Lift every line from the entries that includes the word "matplotlib".

====== SUPPLIED RECORDS

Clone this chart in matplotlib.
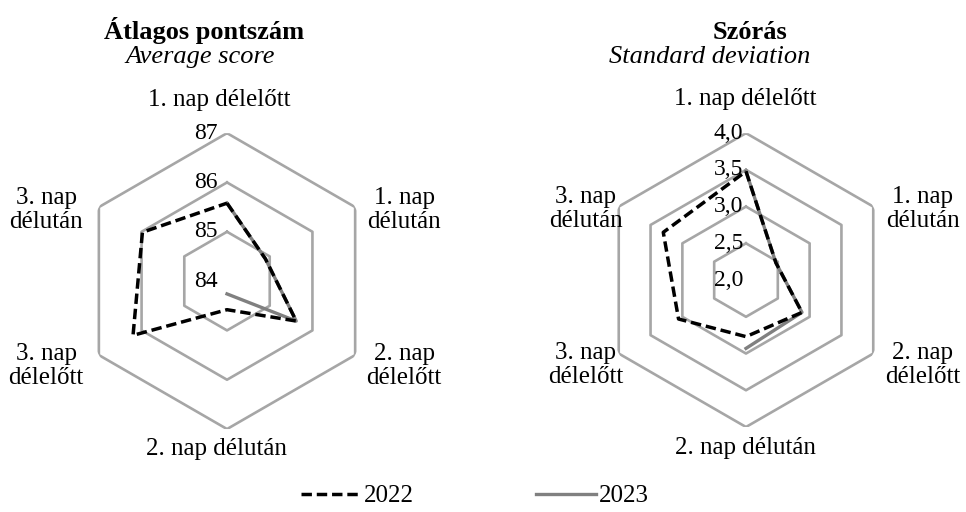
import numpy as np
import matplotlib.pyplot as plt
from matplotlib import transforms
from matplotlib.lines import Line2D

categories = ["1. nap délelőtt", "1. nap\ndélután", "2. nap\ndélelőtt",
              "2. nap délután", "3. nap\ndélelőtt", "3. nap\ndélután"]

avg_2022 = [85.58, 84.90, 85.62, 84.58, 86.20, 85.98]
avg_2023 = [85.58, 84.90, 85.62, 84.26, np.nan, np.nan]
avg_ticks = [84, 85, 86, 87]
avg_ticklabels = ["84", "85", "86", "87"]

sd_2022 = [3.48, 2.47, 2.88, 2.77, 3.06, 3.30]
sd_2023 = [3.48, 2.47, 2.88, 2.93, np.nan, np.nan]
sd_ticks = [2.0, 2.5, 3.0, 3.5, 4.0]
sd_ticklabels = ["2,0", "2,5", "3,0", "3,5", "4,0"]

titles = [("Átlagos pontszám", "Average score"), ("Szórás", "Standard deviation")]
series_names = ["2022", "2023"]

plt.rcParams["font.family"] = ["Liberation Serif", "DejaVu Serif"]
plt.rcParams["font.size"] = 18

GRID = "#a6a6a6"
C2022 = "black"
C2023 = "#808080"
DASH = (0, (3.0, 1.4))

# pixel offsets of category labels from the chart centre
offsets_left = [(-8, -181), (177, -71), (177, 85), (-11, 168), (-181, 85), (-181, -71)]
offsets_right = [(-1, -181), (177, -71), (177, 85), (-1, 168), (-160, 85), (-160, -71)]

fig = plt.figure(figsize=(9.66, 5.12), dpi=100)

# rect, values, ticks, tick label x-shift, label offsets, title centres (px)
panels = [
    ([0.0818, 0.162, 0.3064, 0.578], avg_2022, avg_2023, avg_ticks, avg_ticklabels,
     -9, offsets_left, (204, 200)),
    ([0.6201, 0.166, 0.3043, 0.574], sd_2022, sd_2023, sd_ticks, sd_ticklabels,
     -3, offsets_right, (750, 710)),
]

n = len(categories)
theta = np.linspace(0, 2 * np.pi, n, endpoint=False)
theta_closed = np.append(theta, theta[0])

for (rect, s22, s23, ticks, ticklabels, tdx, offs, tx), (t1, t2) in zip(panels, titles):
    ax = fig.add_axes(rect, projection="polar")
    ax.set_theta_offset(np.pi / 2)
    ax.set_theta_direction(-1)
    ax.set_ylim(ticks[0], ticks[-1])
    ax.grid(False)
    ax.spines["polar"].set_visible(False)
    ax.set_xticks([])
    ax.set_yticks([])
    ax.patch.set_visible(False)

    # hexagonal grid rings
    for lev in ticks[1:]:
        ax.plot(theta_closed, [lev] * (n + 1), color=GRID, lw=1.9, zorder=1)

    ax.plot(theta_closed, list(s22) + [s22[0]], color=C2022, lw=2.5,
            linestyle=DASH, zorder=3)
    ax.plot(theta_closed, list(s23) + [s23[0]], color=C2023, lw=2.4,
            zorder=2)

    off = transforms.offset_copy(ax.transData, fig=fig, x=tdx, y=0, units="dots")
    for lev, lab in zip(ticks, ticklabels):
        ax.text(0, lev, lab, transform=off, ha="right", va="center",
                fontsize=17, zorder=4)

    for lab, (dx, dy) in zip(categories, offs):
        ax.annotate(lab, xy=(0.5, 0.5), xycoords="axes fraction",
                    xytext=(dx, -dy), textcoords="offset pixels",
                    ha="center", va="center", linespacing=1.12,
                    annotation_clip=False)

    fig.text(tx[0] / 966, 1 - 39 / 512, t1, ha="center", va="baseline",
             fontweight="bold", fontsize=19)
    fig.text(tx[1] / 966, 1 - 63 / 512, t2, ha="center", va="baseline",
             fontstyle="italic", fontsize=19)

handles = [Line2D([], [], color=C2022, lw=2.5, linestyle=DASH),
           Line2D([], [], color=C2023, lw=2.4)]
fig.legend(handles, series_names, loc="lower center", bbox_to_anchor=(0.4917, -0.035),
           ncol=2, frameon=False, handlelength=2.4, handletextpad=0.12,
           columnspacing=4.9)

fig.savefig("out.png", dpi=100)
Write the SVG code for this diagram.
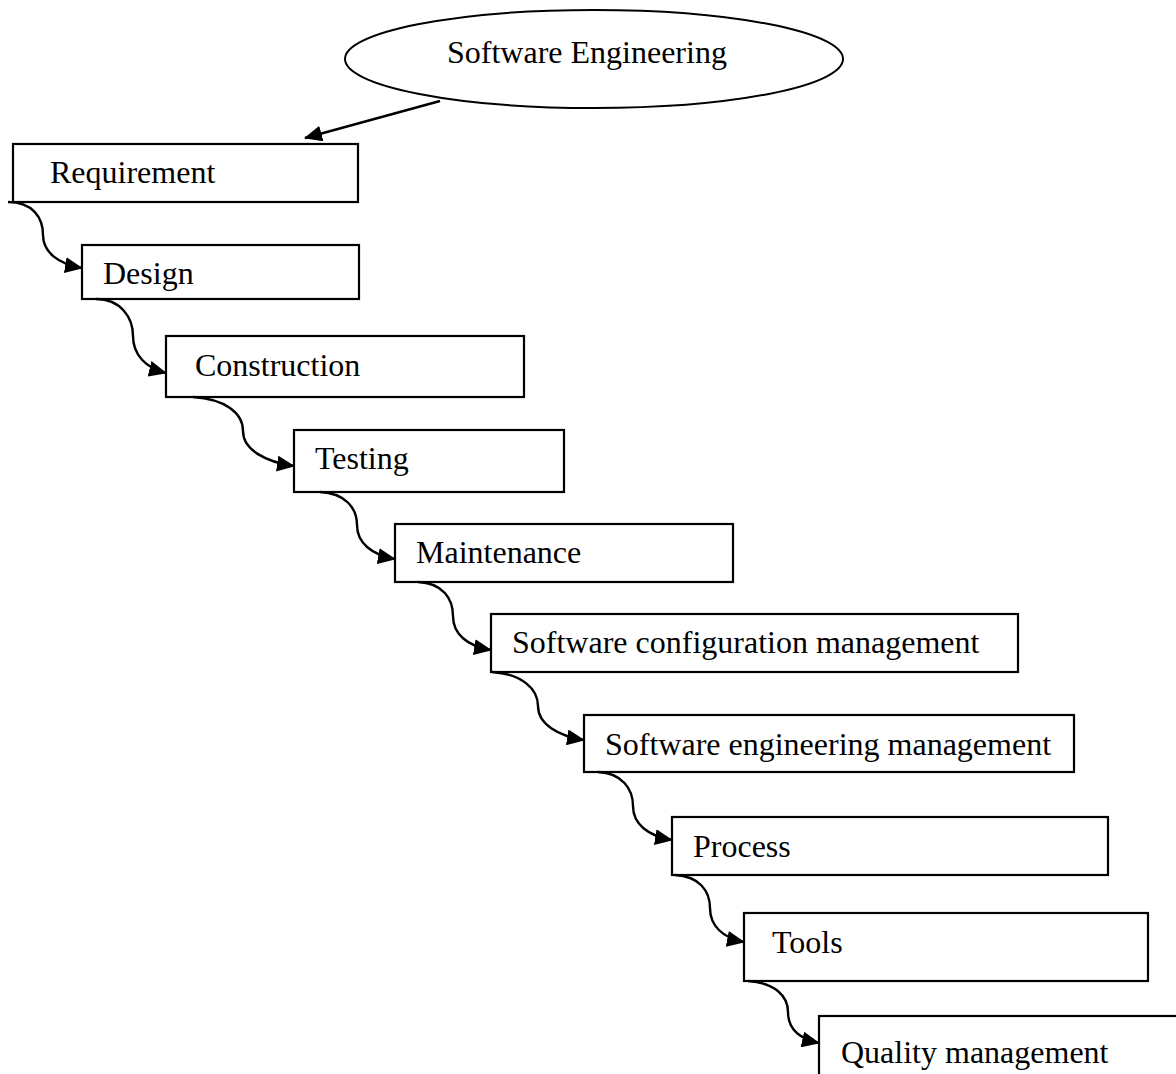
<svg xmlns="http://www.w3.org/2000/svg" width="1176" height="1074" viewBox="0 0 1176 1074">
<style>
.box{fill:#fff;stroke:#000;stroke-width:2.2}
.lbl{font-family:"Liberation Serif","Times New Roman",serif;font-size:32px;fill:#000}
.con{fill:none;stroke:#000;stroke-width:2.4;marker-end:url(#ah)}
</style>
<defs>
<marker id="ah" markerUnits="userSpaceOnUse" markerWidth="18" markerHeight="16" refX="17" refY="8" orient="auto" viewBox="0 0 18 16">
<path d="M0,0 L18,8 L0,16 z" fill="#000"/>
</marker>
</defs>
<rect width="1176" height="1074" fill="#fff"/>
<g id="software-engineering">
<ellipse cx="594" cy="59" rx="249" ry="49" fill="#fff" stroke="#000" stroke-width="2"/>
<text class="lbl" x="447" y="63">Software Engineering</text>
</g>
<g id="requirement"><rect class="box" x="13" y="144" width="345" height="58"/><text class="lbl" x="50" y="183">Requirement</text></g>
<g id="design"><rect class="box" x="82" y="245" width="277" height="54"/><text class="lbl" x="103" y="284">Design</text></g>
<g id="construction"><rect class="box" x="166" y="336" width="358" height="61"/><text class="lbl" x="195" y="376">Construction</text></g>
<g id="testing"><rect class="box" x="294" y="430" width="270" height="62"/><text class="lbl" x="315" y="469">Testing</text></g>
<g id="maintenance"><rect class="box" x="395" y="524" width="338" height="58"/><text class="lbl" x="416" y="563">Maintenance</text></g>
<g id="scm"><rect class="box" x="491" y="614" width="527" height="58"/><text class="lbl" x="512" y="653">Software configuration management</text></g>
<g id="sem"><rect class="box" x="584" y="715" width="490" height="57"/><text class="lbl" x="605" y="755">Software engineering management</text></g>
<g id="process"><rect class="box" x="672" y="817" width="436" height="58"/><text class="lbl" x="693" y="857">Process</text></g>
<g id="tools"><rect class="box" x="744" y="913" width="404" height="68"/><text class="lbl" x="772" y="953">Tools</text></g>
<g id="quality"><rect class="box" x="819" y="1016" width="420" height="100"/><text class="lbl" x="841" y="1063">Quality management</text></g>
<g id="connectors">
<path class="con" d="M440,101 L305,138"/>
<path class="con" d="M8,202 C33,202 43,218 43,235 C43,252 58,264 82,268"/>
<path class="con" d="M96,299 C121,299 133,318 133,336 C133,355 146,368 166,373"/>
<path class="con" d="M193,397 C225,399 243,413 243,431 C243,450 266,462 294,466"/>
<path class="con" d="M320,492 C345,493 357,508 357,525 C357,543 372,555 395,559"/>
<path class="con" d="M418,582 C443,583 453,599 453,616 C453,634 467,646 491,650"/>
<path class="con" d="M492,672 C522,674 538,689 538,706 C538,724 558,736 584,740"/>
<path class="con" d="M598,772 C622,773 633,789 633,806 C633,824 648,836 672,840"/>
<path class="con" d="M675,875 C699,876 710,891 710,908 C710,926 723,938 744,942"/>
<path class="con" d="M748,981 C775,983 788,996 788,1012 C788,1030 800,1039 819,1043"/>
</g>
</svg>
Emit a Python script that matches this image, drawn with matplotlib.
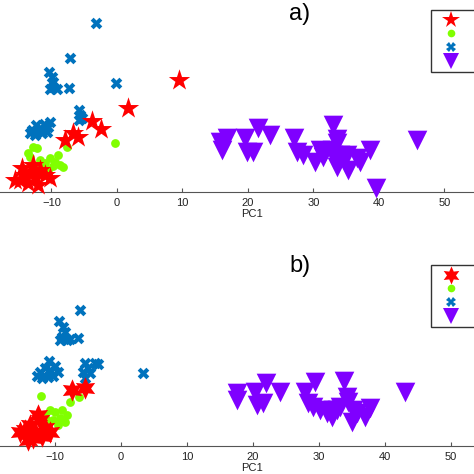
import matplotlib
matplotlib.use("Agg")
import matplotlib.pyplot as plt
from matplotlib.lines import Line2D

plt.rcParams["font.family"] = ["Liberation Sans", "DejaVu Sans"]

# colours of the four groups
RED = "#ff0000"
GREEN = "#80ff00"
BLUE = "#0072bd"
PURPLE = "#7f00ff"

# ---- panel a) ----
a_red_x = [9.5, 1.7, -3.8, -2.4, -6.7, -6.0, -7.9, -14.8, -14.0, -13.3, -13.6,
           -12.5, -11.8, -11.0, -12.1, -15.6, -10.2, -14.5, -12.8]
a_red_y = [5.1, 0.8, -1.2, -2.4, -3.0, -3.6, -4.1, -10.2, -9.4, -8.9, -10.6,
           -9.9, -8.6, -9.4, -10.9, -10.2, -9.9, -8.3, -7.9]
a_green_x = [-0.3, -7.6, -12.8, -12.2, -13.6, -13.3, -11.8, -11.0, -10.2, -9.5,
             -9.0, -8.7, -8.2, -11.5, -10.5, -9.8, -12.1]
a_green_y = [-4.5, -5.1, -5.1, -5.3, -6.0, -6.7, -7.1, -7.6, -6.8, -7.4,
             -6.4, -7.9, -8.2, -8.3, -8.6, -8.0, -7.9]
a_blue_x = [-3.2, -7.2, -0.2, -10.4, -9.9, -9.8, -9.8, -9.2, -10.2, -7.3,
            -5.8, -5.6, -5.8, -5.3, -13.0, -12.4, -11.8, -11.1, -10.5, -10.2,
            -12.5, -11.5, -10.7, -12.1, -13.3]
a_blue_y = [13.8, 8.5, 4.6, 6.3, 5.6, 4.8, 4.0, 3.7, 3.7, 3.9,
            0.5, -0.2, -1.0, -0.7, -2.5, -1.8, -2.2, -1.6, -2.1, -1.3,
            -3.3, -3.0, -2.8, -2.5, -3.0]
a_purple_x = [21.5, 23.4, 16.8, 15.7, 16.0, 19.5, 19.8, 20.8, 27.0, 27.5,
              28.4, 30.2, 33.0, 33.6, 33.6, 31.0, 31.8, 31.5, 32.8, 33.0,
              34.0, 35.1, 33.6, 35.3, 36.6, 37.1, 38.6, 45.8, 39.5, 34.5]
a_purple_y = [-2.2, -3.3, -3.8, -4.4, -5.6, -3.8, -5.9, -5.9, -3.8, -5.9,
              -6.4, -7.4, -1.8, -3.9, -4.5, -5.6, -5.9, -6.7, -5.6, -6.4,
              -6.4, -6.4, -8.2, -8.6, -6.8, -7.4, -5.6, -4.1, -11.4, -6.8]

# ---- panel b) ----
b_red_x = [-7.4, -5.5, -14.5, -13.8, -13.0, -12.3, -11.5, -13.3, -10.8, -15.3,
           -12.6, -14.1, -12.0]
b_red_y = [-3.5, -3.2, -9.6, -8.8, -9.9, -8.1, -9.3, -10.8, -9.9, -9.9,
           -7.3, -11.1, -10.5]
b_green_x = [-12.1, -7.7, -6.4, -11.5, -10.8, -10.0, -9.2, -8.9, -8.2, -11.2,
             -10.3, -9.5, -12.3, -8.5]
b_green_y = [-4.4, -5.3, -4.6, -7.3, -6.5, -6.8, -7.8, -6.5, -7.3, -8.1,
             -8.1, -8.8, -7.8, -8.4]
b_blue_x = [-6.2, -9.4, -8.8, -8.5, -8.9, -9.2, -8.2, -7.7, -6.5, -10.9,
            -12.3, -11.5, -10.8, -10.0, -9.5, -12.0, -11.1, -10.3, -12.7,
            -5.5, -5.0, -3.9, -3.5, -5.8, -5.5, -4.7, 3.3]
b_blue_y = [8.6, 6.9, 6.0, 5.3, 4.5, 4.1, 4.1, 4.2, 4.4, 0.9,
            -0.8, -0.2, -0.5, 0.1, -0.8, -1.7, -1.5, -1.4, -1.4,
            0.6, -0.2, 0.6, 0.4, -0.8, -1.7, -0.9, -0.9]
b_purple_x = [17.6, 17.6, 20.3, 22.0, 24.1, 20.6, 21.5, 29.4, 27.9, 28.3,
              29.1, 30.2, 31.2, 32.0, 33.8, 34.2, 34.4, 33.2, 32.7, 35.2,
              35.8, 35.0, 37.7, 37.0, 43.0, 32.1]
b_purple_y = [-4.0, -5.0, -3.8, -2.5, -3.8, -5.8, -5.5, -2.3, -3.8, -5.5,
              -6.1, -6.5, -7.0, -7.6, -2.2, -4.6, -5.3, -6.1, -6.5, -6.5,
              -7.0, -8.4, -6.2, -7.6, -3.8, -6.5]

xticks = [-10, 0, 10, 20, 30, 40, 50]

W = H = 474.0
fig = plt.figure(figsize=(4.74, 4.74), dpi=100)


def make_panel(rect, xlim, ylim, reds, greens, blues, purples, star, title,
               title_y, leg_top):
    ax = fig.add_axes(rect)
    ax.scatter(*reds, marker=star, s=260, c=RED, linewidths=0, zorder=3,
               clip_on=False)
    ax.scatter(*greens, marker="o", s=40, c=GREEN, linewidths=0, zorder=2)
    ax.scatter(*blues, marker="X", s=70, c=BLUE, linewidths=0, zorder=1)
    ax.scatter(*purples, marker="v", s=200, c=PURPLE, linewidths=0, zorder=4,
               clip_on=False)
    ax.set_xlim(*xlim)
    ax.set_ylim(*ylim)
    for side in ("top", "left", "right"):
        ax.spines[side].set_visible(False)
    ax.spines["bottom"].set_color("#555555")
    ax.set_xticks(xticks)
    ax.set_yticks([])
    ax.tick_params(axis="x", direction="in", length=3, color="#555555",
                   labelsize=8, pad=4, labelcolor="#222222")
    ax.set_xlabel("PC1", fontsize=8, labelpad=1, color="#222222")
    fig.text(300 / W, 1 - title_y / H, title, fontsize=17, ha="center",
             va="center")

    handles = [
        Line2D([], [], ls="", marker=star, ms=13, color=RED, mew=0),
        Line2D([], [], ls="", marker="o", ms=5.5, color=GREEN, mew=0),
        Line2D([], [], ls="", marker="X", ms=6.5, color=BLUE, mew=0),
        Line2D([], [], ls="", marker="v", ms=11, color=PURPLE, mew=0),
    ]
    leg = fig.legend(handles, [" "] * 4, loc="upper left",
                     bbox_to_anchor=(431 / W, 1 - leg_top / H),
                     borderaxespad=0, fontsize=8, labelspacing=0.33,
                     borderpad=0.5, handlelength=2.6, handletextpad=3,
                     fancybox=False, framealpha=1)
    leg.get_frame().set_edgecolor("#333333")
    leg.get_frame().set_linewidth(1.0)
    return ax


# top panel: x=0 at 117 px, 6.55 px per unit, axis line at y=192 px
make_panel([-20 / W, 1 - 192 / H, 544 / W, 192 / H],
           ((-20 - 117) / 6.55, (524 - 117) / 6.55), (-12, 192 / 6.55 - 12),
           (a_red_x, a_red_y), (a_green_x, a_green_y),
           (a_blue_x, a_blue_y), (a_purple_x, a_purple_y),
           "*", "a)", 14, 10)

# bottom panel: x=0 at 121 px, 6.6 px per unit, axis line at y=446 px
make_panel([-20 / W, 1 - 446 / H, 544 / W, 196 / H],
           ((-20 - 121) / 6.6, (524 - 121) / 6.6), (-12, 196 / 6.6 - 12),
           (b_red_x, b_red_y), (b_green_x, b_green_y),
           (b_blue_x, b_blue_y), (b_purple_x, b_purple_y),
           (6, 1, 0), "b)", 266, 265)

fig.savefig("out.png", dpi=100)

============

RESULT OF THE TASK:
Clone this chart in matplotlib.
import matplotlib.pyplot as plt
from matplotlib import transforms
from matplotlib.lines import Line2D
Emit a Python script that matches this image, drawn with matplotlib.
import matplotlib
matplotlib.use("Agg")
import matplotlib.pyplot as plt
from matplotlib.lines import Line2D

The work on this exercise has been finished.